Q&A

Cassandra Celestin

What’s your background?

I’ve always been drawn to how the past shows up in physical form and people’s relationship with the past through these things. Especially domestic things that are or were part of someone’s everyday life, the things that seem unimportant and fragile, not meant for official record. To a great extent, this interest came from growing up between New York and Greece, places with very different approaches to their pasts. While I’ve documented these things through photography and the moving image for a long time, I never went to film or art school. Instead, I chose to pursue formal studies in history / cultural studies and the ways in which history is “done,” always meaning to incorporate my visual work to attempt new ways of understanding the past and its relationship to the present.

What influences you artistically?

Walking in urban spaces, observing and being part of the dense, complex, and dynamic systems of human interactions found there. I like being in the mid-point between reading a landscape and being overwhelmed by it.

How do you start a new work?

I start new works slowly, after a period of research (this could involve reading across a range of sources, visiting museum collections and archives, walking around a specific area, speaking with people about the subject.) All of my films so far have started with a specific type of physical thing, like a small object or a kind of architectural ornament. My shoots involve a lot of walking to places where those things are found, creating a collection of images I store until I’m ready for an edit. Going to the places and seeing the things up close leads to new ideas, so I fluctuate between shooting and doing more research before going back out. In some ways, it’s a process of collecting.

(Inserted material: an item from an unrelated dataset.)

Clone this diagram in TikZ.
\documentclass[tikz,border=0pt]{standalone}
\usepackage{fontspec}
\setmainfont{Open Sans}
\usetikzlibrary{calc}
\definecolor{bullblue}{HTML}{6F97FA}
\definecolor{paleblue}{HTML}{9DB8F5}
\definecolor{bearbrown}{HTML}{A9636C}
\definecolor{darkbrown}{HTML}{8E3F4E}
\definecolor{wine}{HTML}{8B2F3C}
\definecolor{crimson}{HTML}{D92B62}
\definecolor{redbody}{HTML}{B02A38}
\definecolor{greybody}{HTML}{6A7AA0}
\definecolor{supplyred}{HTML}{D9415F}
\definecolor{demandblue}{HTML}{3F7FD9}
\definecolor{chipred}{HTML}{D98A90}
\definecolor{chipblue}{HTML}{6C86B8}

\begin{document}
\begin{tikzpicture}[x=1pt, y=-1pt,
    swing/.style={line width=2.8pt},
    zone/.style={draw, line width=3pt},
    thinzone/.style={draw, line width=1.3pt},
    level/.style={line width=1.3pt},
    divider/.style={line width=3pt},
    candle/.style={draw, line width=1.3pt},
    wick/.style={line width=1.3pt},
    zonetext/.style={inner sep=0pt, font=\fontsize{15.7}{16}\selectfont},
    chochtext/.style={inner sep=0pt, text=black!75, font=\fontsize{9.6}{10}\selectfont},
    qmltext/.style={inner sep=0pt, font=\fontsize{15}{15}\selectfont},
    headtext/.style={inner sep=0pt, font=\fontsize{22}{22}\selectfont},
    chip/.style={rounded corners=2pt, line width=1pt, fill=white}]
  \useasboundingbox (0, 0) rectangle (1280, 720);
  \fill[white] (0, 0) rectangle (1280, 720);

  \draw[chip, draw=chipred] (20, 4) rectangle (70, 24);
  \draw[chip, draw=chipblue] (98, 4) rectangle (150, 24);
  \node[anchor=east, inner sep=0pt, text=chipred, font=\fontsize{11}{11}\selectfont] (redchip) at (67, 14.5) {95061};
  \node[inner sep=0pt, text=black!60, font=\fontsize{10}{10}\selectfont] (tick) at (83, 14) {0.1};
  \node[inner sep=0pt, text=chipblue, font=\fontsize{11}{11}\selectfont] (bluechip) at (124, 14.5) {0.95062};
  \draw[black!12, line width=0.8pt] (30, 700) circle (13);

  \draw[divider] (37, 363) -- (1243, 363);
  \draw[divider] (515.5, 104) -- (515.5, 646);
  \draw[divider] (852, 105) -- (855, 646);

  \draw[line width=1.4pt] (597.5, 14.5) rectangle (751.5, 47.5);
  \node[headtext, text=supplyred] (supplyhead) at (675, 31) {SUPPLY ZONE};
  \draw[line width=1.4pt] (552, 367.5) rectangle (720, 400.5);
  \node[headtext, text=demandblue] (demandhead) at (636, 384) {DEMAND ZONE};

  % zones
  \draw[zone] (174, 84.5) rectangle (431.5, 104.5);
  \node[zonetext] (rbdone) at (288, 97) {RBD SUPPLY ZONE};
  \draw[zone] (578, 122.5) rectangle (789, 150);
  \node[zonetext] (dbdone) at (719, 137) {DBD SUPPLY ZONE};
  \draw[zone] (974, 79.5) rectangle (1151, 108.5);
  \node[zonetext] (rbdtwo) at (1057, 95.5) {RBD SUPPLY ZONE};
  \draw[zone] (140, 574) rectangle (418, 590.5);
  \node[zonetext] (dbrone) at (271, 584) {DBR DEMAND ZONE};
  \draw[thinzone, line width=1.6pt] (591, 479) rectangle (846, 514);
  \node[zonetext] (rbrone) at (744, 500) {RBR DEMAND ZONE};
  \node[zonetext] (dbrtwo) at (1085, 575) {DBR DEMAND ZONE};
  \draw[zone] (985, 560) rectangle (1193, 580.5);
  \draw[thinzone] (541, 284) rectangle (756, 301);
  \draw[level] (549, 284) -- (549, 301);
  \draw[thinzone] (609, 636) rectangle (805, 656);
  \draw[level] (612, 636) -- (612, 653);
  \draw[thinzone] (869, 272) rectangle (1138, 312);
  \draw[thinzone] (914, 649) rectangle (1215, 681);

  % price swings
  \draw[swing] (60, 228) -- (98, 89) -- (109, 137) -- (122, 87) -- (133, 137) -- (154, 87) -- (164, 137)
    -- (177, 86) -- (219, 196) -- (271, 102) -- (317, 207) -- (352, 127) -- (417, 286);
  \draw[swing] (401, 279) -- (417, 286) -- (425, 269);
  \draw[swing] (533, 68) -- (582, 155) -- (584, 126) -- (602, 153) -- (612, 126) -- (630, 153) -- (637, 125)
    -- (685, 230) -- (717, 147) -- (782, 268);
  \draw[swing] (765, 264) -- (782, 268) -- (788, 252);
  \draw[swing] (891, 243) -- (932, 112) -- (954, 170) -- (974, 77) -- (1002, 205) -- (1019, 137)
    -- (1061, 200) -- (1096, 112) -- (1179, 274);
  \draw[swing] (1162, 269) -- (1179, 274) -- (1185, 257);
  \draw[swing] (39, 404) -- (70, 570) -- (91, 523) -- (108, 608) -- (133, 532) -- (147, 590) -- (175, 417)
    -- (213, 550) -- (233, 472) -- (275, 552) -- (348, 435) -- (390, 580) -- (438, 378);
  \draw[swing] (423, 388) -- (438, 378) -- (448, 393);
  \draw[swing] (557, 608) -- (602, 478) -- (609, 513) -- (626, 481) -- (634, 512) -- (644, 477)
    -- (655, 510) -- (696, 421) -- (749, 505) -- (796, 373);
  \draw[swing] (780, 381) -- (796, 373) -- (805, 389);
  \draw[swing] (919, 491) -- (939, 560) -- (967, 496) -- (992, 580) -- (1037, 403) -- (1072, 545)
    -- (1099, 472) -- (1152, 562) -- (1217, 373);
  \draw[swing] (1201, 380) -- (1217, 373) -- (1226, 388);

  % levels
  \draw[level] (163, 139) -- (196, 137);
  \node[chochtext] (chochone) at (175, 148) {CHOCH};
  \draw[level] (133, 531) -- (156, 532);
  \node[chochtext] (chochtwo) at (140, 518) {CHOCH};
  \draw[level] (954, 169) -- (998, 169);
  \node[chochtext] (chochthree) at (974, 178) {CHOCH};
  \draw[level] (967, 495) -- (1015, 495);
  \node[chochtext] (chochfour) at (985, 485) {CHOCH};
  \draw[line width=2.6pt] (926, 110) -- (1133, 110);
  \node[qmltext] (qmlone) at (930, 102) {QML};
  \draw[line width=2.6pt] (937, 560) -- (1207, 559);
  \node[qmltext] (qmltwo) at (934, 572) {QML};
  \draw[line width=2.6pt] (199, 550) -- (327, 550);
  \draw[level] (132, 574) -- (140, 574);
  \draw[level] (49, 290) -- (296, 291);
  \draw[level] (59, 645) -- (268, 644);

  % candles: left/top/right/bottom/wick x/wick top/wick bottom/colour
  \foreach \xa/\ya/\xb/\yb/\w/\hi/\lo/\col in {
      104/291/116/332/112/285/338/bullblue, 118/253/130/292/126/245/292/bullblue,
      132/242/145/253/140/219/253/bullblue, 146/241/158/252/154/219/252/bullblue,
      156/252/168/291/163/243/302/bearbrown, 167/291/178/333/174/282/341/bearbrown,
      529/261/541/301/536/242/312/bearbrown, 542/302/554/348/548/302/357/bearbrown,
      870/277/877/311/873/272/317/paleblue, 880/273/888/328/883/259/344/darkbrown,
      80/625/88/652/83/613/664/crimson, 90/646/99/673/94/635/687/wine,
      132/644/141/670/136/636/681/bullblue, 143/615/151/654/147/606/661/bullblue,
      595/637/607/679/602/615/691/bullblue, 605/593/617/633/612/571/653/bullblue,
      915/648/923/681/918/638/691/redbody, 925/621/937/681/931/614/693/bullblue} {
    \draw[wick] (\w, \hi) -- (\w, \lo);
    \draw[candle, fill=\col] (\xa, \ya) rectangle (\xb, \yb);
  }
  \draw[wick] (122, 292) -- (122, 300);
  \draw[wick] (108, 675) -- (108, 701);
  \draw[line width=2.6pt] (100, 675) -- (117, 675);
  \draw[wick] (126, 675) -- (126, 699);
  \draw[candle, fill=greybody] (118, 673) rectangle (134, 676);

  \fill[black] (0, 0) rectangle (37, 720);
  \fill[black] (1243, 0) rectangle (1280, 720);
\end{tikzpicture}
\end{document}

What are you working on right now?

My new project starts from my family’s extensive collection of photo albums which spans about 80 years, documenting their lives in Haiti and then New York, where they immigrated. I’m focusing on the physical things that weren’t always at the center of these photos, such as the fabrics of people’s clothing, the jewelry people were wearing, table settings, gardens. A lot is inadvertently told about broader social realities in these feminized items. I’m also interested in shooting the photos and albums themselves, turning them into recorded things, and creating another physical artifact – this time, a film – to ask questions about the preservation of physical things and why it matters (or doesn’t.)